Scan the records for the word "with". Copy each line that includes it.

• [Information provided]
———

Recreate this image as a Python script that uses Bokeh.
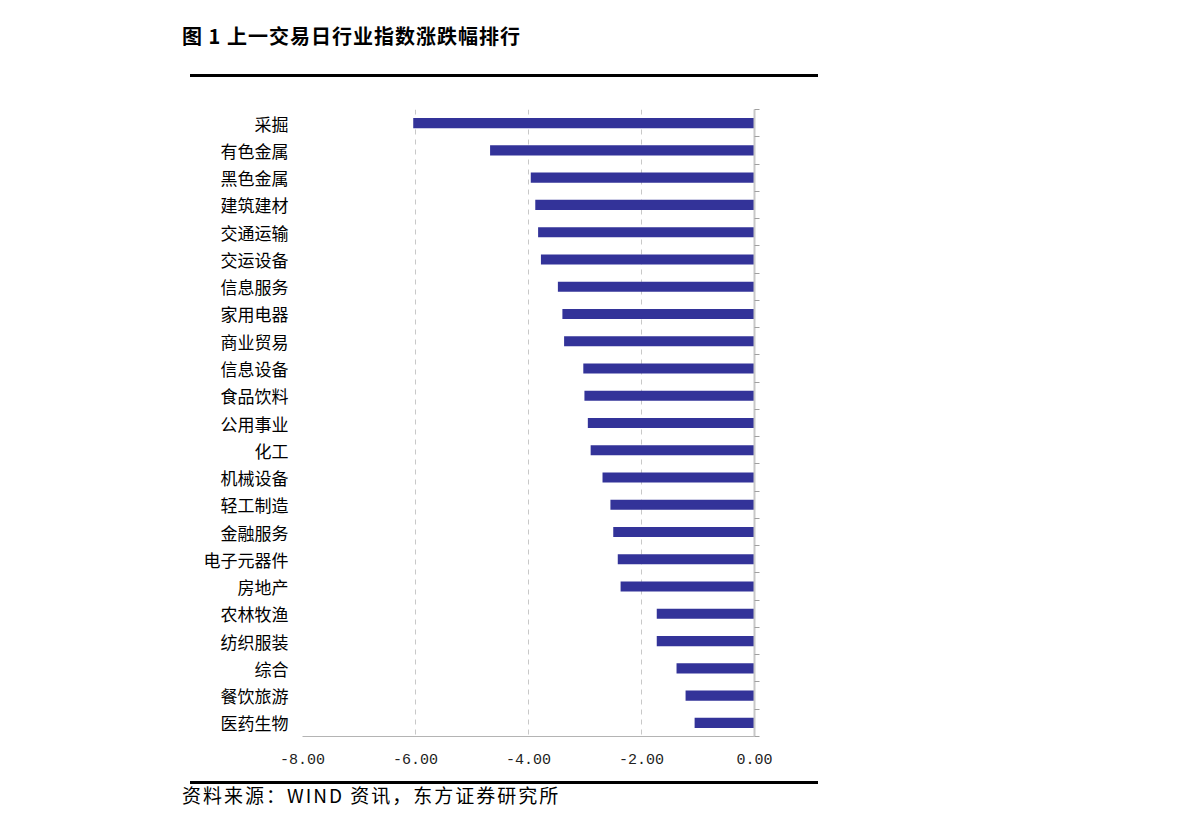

———

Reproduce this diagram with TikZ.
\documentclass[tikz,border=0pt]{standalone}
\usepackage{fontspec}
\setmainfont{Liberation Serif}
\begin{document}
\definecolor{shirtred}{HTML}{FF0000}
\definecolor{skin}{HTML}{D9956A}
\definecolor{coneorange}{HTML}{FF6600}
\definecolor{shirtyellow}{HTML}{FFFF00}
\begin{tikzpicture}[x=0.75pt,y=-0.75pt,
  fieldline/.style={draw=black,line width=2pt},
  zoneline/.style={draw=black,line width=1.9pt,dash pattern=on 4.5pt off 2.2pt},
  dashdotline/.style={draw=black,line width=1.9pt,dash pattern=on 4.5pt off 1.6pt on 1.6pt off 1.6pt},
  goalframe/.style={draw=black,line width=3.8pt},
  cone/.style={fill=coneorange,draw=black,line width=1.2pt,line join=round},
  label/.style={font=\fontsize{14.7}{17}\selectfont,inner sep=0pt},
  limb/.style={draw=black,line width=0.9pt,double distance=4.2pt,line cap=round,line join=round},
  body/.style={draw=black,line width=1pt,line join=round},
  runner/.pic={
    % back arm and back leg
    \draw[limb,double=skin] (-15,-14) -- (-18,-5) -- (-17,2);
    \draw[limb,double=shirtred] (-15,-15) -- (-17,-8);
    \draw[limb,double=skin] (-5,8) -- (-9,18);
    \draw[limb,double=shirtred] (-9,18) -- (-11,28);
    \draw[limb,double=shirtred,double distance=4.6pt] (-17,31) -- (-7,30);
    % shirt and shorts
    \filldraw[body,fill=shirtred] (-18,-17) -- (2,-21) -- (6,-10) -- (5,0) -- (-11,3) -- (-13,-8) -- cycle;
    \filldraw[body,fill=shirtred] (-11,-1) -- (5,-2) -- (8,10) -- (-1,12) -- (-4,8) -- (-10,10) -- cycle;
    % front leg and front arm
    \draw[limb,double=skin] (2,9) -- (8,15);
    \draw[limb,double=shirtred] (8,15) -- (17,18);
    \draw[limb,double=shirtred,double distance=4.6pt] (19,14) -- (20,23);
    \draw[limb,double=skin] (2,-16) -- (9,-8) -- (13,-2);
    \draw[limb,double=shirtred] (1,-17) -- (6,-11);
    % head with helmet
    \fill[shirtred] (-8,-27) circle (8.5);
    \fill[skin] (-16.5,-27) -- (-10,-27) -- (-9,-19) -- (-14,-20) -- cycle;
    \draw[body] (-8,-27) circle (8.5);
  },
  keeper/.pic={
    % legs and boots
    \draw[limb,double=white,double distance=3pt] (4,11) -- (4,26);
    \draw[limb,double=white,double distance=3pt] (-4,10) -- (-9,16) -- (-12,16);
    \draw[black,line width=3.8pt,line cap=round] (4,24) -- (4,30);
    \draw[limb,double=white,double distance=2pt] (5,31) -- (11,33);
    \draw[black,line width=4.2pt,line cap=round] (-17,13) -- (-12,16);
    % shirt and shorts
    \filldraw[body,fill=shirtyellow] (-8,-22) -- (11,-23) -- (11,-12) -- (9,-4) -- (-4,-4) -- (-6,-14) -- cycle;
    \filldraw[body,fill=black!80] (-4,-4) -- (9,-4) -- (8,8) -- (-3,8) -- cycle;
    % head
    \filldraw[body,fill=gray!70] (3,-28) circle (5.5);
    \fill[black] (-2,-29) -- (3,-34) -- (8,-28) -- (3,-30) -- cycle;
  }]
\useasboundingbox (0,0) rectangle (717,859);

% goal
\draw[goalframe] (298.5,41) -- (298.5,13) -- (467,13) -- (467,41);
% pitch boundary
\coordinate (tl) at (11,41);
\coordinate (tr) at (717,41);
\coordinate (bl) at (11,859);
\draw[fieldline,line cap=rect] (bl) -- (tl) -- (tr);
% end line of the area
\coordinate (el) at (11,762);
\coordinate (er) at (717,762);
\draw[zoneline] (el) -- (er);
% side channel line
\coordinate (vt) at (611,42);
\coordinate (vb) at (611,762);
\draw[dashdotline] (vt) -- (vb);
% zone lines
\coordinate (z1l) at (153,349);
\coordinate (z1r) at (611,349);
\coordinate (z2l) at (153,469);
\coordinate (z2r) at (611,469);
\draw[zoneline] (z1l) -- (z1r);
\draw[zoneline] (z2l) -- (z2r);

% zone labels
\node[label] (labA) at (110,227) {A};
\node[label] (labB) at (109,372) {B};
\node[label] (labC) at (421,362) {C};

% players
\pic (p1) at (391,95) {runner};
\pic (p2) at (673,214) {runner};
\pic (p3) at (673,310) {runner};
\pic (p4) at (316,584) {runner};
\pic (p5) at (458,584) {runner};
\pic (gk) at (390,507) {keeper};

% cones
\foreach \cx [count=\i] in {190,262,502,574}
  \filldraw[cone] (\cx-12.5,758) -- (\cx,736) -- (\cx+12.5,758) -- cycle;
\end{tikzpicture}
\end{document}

———

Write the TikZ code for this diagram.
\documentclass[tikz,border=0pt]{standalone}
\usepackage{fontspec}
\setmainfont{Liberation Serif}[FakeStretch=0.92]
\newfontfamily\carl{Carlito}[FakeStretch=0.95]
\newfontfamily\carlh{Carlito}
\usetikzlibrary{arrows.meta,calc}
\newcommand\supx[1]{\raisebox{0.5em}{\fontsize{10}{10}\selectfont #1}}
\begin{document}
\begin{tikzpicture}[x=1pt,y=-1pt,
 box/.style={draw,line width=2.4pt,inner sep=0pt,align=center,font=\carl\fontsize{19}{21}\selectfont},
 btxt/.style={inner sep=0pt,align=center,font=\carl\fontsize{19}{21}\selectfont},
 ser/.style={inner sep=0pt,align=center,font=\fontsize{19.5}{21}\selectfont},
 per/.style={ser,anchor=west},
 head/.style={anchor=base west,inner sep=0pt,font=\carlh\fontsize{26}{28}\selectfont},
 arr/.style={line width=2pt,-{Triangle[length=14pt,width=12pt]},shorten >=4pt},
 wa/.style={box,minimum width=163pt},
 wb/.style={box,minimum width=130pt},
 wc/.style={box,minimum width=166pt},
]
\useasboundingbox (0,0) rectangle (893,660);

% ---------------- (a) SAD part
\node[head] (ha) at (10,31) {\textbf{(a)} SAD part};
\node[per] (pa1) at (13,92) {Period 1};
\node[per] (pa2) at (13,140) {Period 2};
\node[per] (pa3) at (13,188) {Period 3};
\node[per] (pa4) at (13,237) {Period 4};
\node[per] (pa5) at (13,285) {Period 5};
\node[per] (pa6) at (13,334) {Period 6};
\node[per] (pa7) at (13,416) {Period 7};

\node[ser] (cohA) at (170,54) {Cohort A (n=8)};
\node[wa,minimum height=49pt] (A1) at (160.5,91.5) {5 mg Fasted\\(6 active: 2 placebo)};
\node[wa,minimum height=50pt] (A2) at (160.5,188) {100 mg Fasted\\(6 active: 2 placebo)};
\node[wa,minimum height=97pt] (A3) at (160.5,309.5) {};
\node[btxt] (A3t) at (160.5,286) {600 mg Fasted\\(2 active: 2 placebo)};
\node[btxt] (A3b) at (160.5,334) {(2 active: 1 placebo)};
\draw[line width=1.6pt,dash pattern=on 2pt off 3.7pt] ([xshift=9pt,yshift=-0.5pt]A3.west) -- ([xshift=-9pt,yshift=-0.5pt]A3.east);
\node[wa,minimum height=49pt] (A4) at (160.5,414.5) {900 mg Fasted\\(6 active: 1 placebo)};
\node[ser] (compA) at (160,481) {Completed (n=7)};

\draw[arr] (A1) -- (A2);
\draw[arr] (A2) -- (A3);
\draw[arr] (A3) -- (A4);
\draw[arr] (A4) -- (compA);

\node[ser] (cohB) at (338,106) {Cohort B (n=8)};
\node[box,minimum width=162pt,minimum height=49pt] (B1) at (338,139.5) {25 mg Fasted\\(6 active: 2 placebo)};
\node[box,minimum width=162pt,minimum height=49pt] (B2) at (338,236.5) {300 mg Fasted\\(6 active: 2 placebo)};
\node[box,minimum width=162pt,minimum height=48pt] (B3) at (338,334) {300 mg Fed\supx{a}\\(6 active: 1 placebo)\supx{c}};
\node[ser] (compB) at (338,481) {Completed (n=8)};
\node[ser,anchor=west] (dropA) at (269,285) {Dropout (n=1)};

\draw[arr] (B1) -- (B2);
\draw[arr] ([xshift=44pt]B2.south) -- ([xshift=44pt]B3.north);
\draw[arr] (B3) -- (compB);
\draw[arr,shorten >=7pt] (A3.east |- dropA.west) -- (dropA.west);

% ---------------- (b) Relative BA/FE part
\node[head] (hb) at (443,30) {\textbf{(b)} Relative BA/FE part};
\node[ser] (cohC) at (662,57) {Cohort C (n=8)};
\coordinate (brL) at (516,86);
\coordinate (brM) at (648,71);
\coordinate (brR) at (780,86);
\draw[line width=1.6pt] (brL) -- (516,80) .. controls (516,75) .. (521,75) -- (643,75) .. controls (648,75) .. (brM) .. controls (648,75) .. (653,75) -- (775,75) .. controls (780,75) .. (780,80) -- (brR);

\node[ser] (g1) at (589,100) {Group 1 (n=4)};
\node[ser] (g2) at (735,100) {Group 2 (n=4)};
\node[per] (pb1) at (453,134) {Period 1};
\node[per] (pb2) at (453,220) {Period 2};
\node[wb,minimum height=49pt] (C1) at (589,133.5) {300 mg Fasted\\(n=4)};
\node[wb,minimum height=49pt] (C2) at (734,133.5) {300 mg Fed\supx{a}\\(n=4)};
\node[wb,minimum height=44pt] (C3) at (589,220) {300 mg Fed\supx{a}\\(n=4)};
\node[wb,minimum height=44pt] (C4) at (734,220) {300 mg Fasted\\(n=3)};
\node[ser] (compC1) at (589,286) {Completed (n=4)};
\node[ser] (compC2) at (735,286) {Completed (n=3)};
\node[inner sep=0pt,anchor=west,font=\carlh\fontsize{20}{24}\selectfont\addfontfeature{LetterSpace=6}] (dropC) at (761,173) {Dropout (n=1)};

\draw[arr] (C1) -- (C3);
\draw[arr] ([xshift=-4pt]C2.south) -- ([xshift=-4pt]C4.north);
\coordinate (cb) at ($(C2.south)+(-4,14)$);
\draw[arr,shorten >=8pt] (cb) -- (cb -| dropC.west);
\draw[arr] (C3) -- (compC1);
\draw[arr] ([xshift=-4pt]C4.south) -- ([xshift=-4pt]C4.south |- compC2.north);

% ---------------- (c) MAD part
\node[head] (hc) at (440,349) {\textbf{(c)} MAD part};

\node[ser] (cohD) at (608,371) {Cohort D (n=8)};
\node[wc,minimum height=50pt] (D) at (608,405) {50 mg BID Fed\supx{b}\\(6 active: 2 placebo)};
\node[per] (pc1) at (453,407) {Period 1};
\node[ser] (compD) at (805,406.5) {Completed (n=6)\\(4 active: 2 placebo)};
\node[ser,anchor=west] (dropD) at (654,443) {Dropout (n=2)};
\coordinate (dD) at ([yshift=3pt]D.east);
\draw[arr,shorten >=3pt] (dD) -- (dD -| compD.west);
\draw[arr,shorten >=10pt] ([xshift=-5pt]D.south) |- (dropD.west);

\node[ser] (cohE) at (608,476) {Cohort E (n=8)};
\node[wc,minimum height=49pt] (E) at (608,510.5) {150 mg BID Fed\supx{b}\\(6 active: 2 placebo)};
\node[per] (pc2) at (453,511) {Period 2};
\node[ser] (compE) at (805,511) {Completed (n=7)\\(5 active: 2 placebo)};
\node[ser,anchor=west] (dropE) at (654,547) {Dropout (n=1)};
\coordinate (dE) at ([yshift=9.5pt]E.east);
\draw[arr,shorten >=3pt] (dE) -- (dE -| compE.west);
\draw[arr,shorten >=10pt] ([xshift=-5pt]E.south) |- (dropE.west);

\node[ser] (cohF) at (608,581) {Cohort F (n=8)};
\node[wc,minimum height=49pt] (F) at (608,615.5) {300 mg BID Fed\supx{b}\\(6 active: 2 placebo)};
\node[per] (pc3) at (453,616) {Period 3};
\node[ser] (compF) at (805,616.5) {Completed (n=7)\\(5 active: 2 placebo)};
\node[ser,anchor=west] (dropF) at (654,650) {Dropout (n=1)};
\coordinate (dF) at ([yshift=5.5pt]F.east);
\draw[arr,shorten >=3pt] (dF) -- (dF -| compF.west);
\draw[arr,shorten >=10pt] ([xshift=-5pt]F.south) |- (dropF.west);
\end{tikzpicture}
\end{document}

———

• [Answer to the exercise]
Reproduce this diagram with TikZ.
    % head with helmet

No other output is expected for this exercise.